On the Road is a weekday feature spotlighting reader photo submissions.
From the exotic to the familiar, whether you’re traveling or in your own backyard, we would love to see the world through your eyes.
St. Mark’s Square is the spiritual center of Venetian life. It’s enormous and, of course, pedestrian-only. One side is dominated by St. Mark’s Basilica, but two of the other sides are largely restaurants. There are several that have extensive outdoor seating – maybe in the range of a couple hundred seats each – and you can sit there and watch the goings-on in the square. There’s a lot to watch.
Here’s a wide view of the square, with the church at the back. This looks pretty empty, but there still are a lot of people there.
There were street vendors all over St. Mark’s Square. They’re split about evenly between selling souvenirs, like this one, and fake designer goods. The striped shirts are supposed to be like the ones gondoliers wear.
A lot of the time, there are more pigeons than people in the square, and they are practically tame or at least as close to tame as feral pigeons can be. Here’s an example – if you hold out your hand, pigeons will land on it.
Sitting in your wicker café chair gives you the chance to see things like this. Seemingly out of nowhere came a procession of people dressed in 17th century (I think) clothes, walking from the church side of the square to the other end.
The rest of the photos are of the basilica. It actually was built as a chapel(!) for the doge and dates back to the 11
century C.E., but let’s say it’s been enhanced significantly since then. Probably most importantly, the domes were raised to their current height in the 13th century. This photo is of the main entrance. The winged lion is a symbol of St. Mark.
Our tour was in the evening, when the basilica was closed for the day. We went inside and it was pretty dark. Then they turned on the lights so we could see everything. It was pretty dramatic. This shot is looking upward into one of the domes. The scenes are all from Genesis – around the outer edge you see the story of Adam and Eve eating the forbidden fruit.

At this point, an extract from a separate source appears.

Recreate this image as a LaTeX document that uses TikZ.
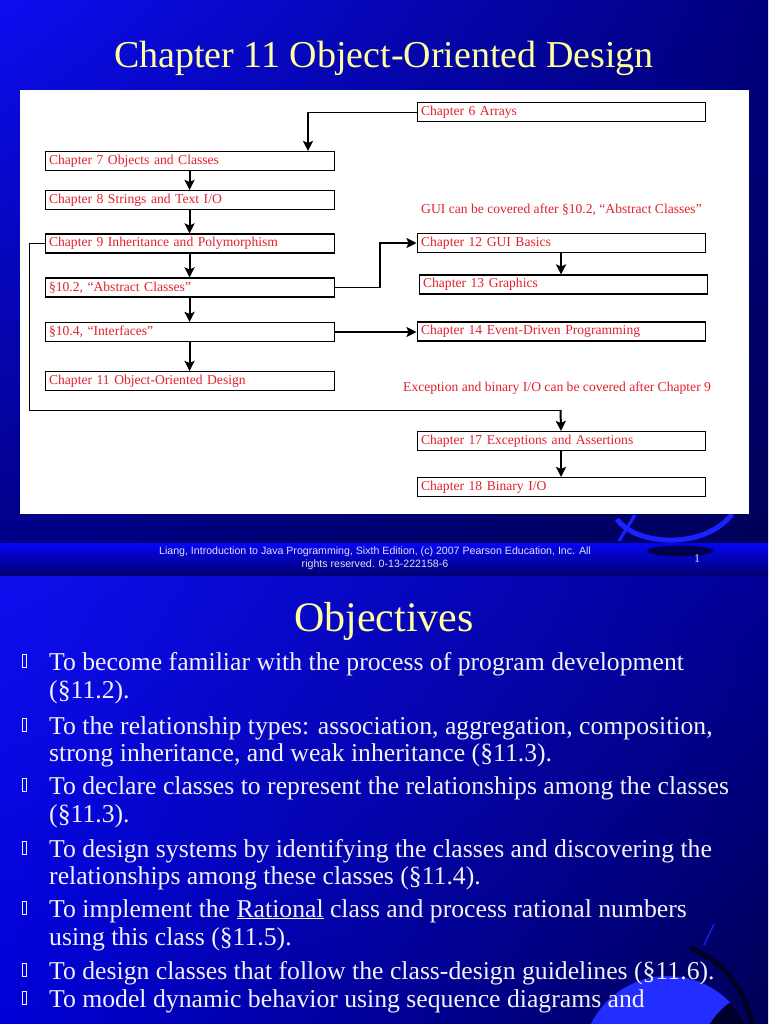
\documentclass[tikz,border=0pt]{standalone}
\usepackage{fontspec}
\setmainfont{Liberation Serif}
\newfontfamily\arialf{Liberation Sans}
\usetikzlibrary{arrows.meta,shadings}
\definecolor{ttl}{RGB}{255,255,160}
\definecolor{boxred}{RGB}{228,32,44}
\definecolor{ftc}{RGB}{225,225,240}
\definecolor{bultxt}{RGB}{242,242,250}
\definecolor{sAul}{RGB}{12,12,240}
\definecolor{sAur}{RGB}{0,0,125}
\definecolor{sAll}{RGB}{0,0,135}
\definecolor{sAlr}{RGB}{0,0,90}
\definecolor{sBul}{RGB}{14,14,238}
\definecolor{sBur}{RGB}{0,0,150}
\definecolor{sBll}{RGB}{0,0,215}
\definecolor{sBlr}{RGB}{0,0,85}
\definecolor{ftop}{RGB}{5,5,245}
\definecolor{fbot}{RGB}{0,0,115}
\definecolor{swirl}{RGB}{25,35,255}
\definecolor{globeA}{RGB}{35,45,255}
\definecolor{globeB}{RGB}{0,0,45}
\definecolor{ringc}{RGB}{0,0,35}
\begin{document}
\begin{tikzpicture}[x=1pt,y=-1pt,
  chbox/.style={draw=black, line width=1.1pt, fill=white, minimum height=19pt,
    inner xsep=4pt, inner ysep=0pt, text=boxred, anchor=west, align=left,
    font=\fontsize{13.6}{14}\selectfont},
  lbox/.style={chbox, text width=281pt},
  rbox/.style={chbox, text width=280pt},
  note/.style={text=boxred, inner sep=0pt, anchor=west, font=\fontsize{13.6}{14}\selectfont},
  arr/.style={line width=2pt, -{Stealth[length=10pt,width=10pt,inset=2pt]}},
  thinline/.style={line width=0.9pt},
  bul/.style={text=bultxt, inner sep=0pt, anchor=base west, font=\fontsize{25.7}{28}\selectfont},
  bulmark/.style={draw=bultxt, line width=0.7pt},
  foot/.style={text=ftc, inner sep=0pt, anchor=base, font=\arialf\fontsize{10.6}{12}\selectfont}
]
\useasboundingbox (0,0) rectangle (768,1024);
% ---------- backgrounds ----------
\shade[upper left=sAul, upper right=sAur, lower left=sAll, lower right=sAlr] (0,0) rectangle (768,543);
\shade[upper left=sBul, upper right=sBur, lower left=sBll, lower right=sBlr] (0,575) rectangle (768,1024);
% swirl below the panel
\draw[line width=5pt, swirl] (617,519) .. controls (635,546) and (705,550) .. (732,514);
\draw[line width=3pt, swirl] (619,541) -- (635,515);
% footer band
\shade[top color=ftop, bottom color=fbot] (0,543) rectangle (768,575);
\fill[globeB, opacity=0.8] (680,551) ellipse (33 and 5.5);
% globe on the second slide
\begin{scope}
\clip (0,575) rectangle (768,1024);
\fill[globeA] (668,1062) circle (86);
\begin{scope}
\clip (668,1062) circle (86);
\fill[globeB] (770,1060) circle (70);
\end{scope}
\draw[line width=5pt, ringc] (690,948) .. controls (725,962) and (745,990) .. (752,1024);
\draw[line width=1.2pt, swirl] (704,945) -- (714,924);
\end{scope}
% white panel
\fill[white] (20,90) rectangle (749,514);
% ---------- title ----------
\node[text=ttl, inner sep=0pt, anchor=base, font=\fontsize{38}{40}\selectfont] (title) at (384,68) {Chapter 11 Object-Oriented Design};
% ---------- boxes ----------
\node[rbox] (ch6) at (416.5,112) {Chapter 6 Arrays};
\node[lbox] (ch7) at (44.5,161) {Chapter 7 Objects and Classes};
\node[lbox] (ch8) at (44.5,200) {Chapter 8 Strings and Text I/O};
\node[lbox] (ch9) at (44.5,243.5) {Chapter 9 Inheritance and Polymorphism};
\node[lbox] (s102) at (44.5,287.5) {§10.2, “Abstract Classes”};
\node[lbox] (s104) at (44.5,332) {§10.4, “Interfaces”};
\node[lbox] (ch11) at (44.5,381) {Chapter 11 Object-Oriented Design};
\node[rbox] (ch12) at (416.5,243) {Chapter 12 GUI Basics};
\node[rbox] (ch13) at (418.5,284.5) {Chapter 13 Graphics};
\node[rbox] (ch14) at (416.5,331.5) {Chapter 14 Event-Driven Programming};
\node[rbox] (ch17) at (416.5,441) {Chapter 17 Exceptions and Assertions};
\node[rbox] (ch18) at (416.5,487) {Chapter 18 Binary I/O};
\node[note] (gui) at (421,210) {GUI can be covered after §10.2, “Abstract Classes”};
\node[note] (exc) at (403,388) {Exception and binary I/O can be covered after Chapter 9};
% ---------- connectors ----------
\coordinate (c6) at (308,112);
\draw[thinline] (ch6.west) -- (c6);
\draw[arr] (c6) -- (c6 |- ch7.north);
\draw[arr] (ch7.south) -- (ch8.north);
\draw[arr] (ch8.south) -- (ch9.north);
\draw[arr] (ch9.south) -- (s102.north);
\draw[arr] (s102.south) -- (s104.north);
\draw[arr] (s104.south) -- (ch11.north);
\coordinate (gx) at (380,287.5);
\draw[line width=1.3pt] (s102.east) -- (gx);
\draw[arr] (gx) |- (ch12.west);
\draw[arr] (ch12.south) -- (ch12.south |- ch13.north);
\draw[arr] (s104.east) -- (s104.east -| ch14.west);
\coordinate (lp1) at (29,410);
\coordinate (lp2) at (560.5,410);
\draw[thinline] (ch9.west) -| (lp1) -- (lp2);
\draw[arr] (lp2) -- (ch17.north);
\draw[arr] (ch17.south) -- (ch18.north);
% ---------- footer ----------
\node[foot] (f1) at (375,554.5) {Liang, Introduction to Java Programming, Sixth Edition, (c) 2007 Pearson Education, Inc. All};
\node[foot] (f2) at (375,567.5) {rights reserved. 0-13-222158-6};
\node[text=ftc, inner sep=0pt, anchor=base, font=\fontsize{12}{14}\selectfont] (pg) at (697,562) {1};
% ---------- second slide ----------
\node[text=ttl, inner sep=0pt, anchor=base, font=\fontsize{42}{44}\selectfont] (obj) at (384,631) {Objectives};
\foreach \yy in {670,734,794,857,917,979,1007}{
  \draw[bulmark] (22.5,\yy-16) rectangle (26,\yy-3);
}
\node[bul] (b1a) at (49,670) {To become familiar with the process of program development};
\node[bul] (b1b) at (49,698) {(§11.2).};
\node[bul] (b2a) at (49,734) {To the relationship types: association, aggregation, composition,};
\node[bul] (b2b) at (49,761) {strong inheritance, and weak inheritance (§11.3).};
\node[bul] (b3a) at (49,794) {To declare classes to represent the relationships among the classes};
\node[bul] (b3b) at (49,822) {(§11.3).};
\node[bul] (b4a) at (49,857) {To design systems by identifying the classes and discovering the};
\node[bul] (b4b) at (49,884) {relationships among these classes (§11.4).};
\node[bul] (b5a) at (49,917) {To implement the \underline{Rational} class and process rational numbers};
\node[bul] (b5b) at (49,945) {using this class (§11.5).};
\node[bul] (b6) at (49,979) {To design classes that follow the class-design guidelines (§11.6).};
\node[bul] (b7) at (49,1007) {To model dynamic behavior using sequence diagrams and};
\end{tikzpicture}
\end{document}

This is the Pala D’Oro, which is behind the main altar. There are about 250 enamel portraits on gold, imported from Byzantium in the 11th and 12th centuries. These apparently were purchased, but a lot of the relics in the basilica were taken during the Crusades. Among them were the bones of St. Mark, which basically were stolen from a cemetery. (As usual for such things, nobody really knows if they were the right bones.) At one point the bones disappeared, and were miraculously found during a renovation project in the middle of a big column. (Hey, I’m just reporting.)
A view along the transept. The whole interior is gold. It’s really something.